How has BrainsCAN impacted your research?

(RM) Lisa and I oversee a Postdoctoral Scholar together. We’re in two very different research fields, and we probably would not have collaborated historically at most institutions. Now, thanks to BrainsCAN, we have a postdoc who is bridging that gap. Those are the kinds of things that are new directions for me that I wouldn’t have gone in normally.

(LS) Another example is that I’m now working as a part of the McGill-Western collaboration. Mark Brandon and Sylvain Williams at McGill have these very cool neural technologies to understand the brain that we’re combining with our technologies here at Western to understand cognition. By bringing those two technologies together, we’re going to develop a much better understanding of the specifics of how the brain is involved in cognition that can be used for developing new treatments.

Where do you see Western’s neuroscience research in five years?

(LS) In five years from now, I see cognition remaining as the central focus, but researchers will be working together and approaching cognition from all different ways – from the molecular-cellular level to the human behavioural level, using technologies like imaging, touchscreens and computational methods to bridge across levels.

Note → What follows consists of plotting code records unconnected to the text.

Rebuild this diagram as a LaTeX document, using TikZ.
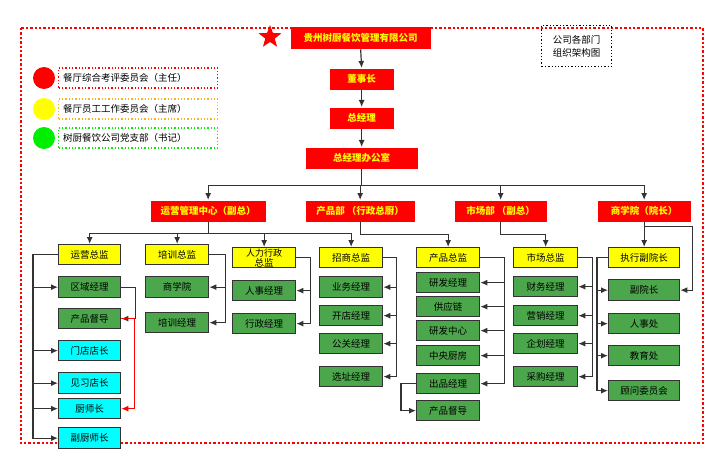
\documentclass[tikz,border=0pt]{standalone}
\usepackage{fontspec}
\setmainfont{Noto Sans CJK SC}
\usetikzlibrary{arrows.meta,shapes.geometric}
\definecolor{bd}{HTML}{333333}
\definecolor{gfill}{HTML}{4CA64C}
\definecolor{cy}{HTML}{00FFFF}
\definecolor{rd}{HTML}{FF0000}
\definecolor{yl}{HTML}{FFFF00}
\definecolor{gr}{HTML}{00EE00}
\definecolor{og}{HTML}{FFB020}
\tikzset{
 base/.style={draw=bd,line width=1.3pt,anchor=north west,inner sep=0pt,align=center,font=\fontsize{9.5}{10}\selectfont},
 rbox/.style={base,draw=none,fill=rd,text=yl,font=\fontsize{9.5}{10}\selectfont\bfseries},
 ybox/.style={base,fill=yl},
 gbox/.style={base,fill=gfill},
 cbox/.style={base,fill=cy},
 arr/.style={draw=bd,line width=1.2pt,-{Latex[length=7pt,width=6pt]}},
 rarr/.style={draw=rd,line width=1.2pt,-{Latex[length=7pt,width=6pt]}},
}
\newcommand{\bx}[6]{\node[#1,minimum width=#4pt,minimum height=#5pt] (#2) at (#3) {#6};}
\begin{document}
\begin{tikzpicture}[x=1pt,y=-1pt]
\useasboundingbox (0,0) rectangle (720,468);
\draw[rd,line width=2.4pt,dotted] (21,28) rectangle (703,443);
% title
\bx{rbox}{title}{290,26}{140}{22}{贵州树厨餐饮管理有限公司}
\node[star,star points=5,star point ratio=2.4,fill=rd,inner sep=0pt,minimum size=24pt] (star) at (270,37) {};
\node[draw,dotted,line width=1.3pt,anchor=north west,minimum width=70pt,minimum height=41pt,align=center,font=\fontsize{9.5}{12.5}\selectfont] (note) at (541,25) {公司各部门\\组织架构图};
% legend
\foreach \y/\c/\cc/\t/\n in {78/rd/rd/餐厅综合考评委员会（主任）/la,109/yl/og/餐厅员工工作委员会（主席）/lb,138/gr/gr/树厨餐饮公司党支部（书记）/lc}{
 \node[circle,fill=\c,minimum size=22pt,inner sep=0pt] (c\n) at (44,\y) {};
 \node[draw=\cc,dotted,line width=1.3pt,anchor=west,minimum width=159pt,minimum height=20pt,text width=150pt,font=\fontsize{9.5}{10}\selectfont] (\n) at (58,\y) {\t};
}
\bx{rbox}{dsz}{329,68}{64}{21}{董事长}
\bx{rbox}{zjl}{329,107}{64}{21}{总经理}
\bx{rbox}{off}{305,147}{112}{21}{总经理办公室}
\draw[arr] (title.south) -- (dsz.north);
\draw[arr] (dsz.south) -- (zjl.north);
\draw[arr] (zjl.south) -- (off.north);
% departments
\bx{rbox}{dyy}{150,200}{115}{21}{运营管理中心（副总）}
\bx{rbox}{dcp}{305,200}{109}{21}{产品部 （行政总厨）}
\bx{rbox}{dsc}{454,200}{92}{21}{市场部 （副总）}
\bx{rbox}{dsx}{597,200}{93}{21}{商学院（院长）}
\foreach \d in {dyy,dcp,dsc,dsx}{\draw[arr] (off.south) -- ++(0,16) -| (\d.north);}
% level 3
\bx{ybox}{yyzj}{58,244}{62}{20}{运营总监}
\bx{ybox}{pxzj}{145,244}{63}{20}{培训总监}
\bx{ybox}{rlzj}{232,247}{63}{20}{\fontsize{9}{8}\selectfont 人力行政\\总监}
\bx{ybox}{zszj}{319,247}{63}{20}{招商总监}
\bx{ybox}{cpzj}{416,247}{63}{20}{产品总监}
\bx{ybox}{sczj}{513,247}{64}{20}{市场总监}
\bx{ybox}{zxfy}{608,247}{71}{20}{执行副院长}
\foreach \n in {yyzj,pxzj,rlzj,zszj}{\draw[arr] (dyy.south) -- ++(0,11) -| (\n.north);}
\draw[arr] (dcp.south) -- ++(0,12) -| (cpzj.north);
\draw[arr] (dsc.south) -- ++(0,12) -| (sczj.north);
\draw[arr] (dsx.south) -- (zxfy.north);
% yunying
\bx{gbox}{qyjl}{58,276}{62}{21}{区域经理}
\bx{gbox}{cpdd}{58,308}{62}{20}{产品督导}
\bx{cbox}{mddz}{58,340}{62}{20}{门店店长}
\bx{cbox}{jxdz}{58,372}{62}{21}{见习店长}
\bx{cbox}{csz}{58,398}{62}{20}{厨师长}
\bx{cbox}{fcsz}{58,427}{62}{21}{副厨师长}
\foreach \n in {qyjl,mddz,jxdz,csz,fcsz}{\draw[arr] (yyzj.west) -- ++(-25,0) |- (\n.west);}
\draw[arr] (qyjl.east) -- ++(14,0) |- (cpdd.east);
\draw[rarr] (cpdd.east) -- ++(13,0) |- (csz.east);
% peixun
\bx{gbox}{sxy}{145,276}{63}{21}{商学院}
\bx{gbox}{pxjl}{145,312}{63}{20}{培训经理}
\foreach \n in {sxy,pxjl}{\draw[arr] (pxzj.east) -- ++(16,0) |- (\n.east);}
% renli
\bx{gbox}{rsjl}{232,280}{63}{20}{人事经理}
\bx{gbox}{xzjl}{232,313}{63}{20}{行政经理}
\foreach \n in {rsjl,xzjl}{\draw[arr] (rlzj.east) -- ++(14,0) |- (\n.east);}
% zhaoshang
\bx{gbox}{ywjl}{319,276}{63}{21}{业务经理}
\bx{gbox}{kdjl}{319,305}{63}{20}{开店经理}
\bx{gbox}{ggjl}{319,333}{63}{20}{公关经理}
\bx{gbox}{xzj}{319,366}{63}{20}{选址经理}
\foreach \n in {ywjl,kdjl,ggjl,xzj}{\draw[arr] (zszj.east) -- ++(13,0) |- (\n.east);}
% chanpin
\bx{gbox}{yfjl}{416,272}{63}{20}{研发经理}
\bx{gbox}{gyl}{416,296}{63}{20}{供应链}
\bx{gbox}{yfzx}{416,320}{63}{20}{研发中心}
\bx{gbox}{zycf}{416,345}{63}{20}{中央厨房}
\bx{gbox}{cpjl}{416,373}{63}{20}{出品经理}
\bx{gbox}{cpdd2}{416,400}{63}{20}{产品督导}
\foreach \n in {yfjl,gyl,yfzx,zycf,cpjl}{\draw[arr] (cpzj.east) -- ++(24,0) |- (\n.east);}
\draw[arr] (cpjl.west) -- ++(-15,0) |- (cpdd2.west);
% shichang
\bx{gbox}{cwjl}{513,276}{64}{20}{财务经理}
\bx{gbox}{yxjl}{513,305}{64}{20}{营销经理}
\bx{gbox}{qhjl}{513,333}{64}{20}{企划经理}
\bx{gbox}{cgjl}{513,366}{64}{20}{采购经理}
\foreach \n in {cwjl,yxjl,qhjl,cgjl}{\draw[arr] (sczj.east) -- ++(14,0) |- (\n.east);}
% shangxueyuan
\bx{gbox}{fyz}{608,279}{71}{21}{副院长}
\bx{gbox}{rsc}{608,313}{71}{20}{人事处}
\bx{gbox}{jyc}{608,345}{71}{20}{教育处}
\bx{gbox}{gwwy}{608,380}{71}{20}{顾问委员会}
\foreach \n in {fyz,rsc,jyc,gwwy}{\draw[arr] (zxfy.west) -- ++(-11,0) |- (\n.west);}
\draw[arr] (dsx.south) -- ++(0,4) -| ([xshift=12pt]fyz.east) -- (fyz.east);
\end{tikzpicture}
\end{document}
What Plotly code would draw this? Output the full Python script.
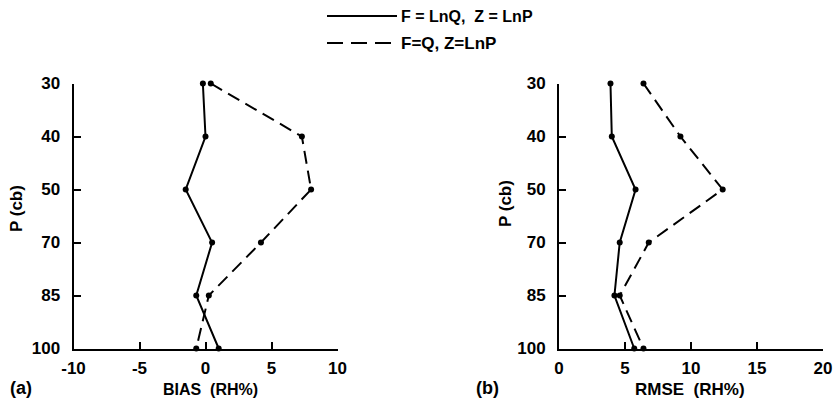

Societal impact will also be key: By better understanding neurodevelopmental disorders like autism, dyscalculia, dyslexia and childhood depression, we can provide better diagnoses and educational tools that improve outcomes for our children, ensuring they don’t fall behind in life. Our work will improve quality of life by addressing disorders of consciousness and of motor control brought on by, for example, stroke or neurodegenerative disease. And we will support healthy aging by helping to assess and design optimized hearing aids that leverage our expertise in disorders of hearing, and by better understanding cognitive deficits in neurodegenerative disorders like Alzheimer’s and Parkinson’s disease.

(RM) There’s very little you can answer by only looking at imaging or some molecular pathway. If you can get all of those researchers together, like BrainsCAN is trying to accomplish, then you can be a powerhouse.  

BrainsCAN is Western University’s $66 million Canada First Research Excellence Fund initiative in cognitive neuroscience. BrainsCAN aims to transform the way brain diseases and disorders are understood, diagnosed, and treated through innovative funding programs and access to BrainsCAN’s five research cores.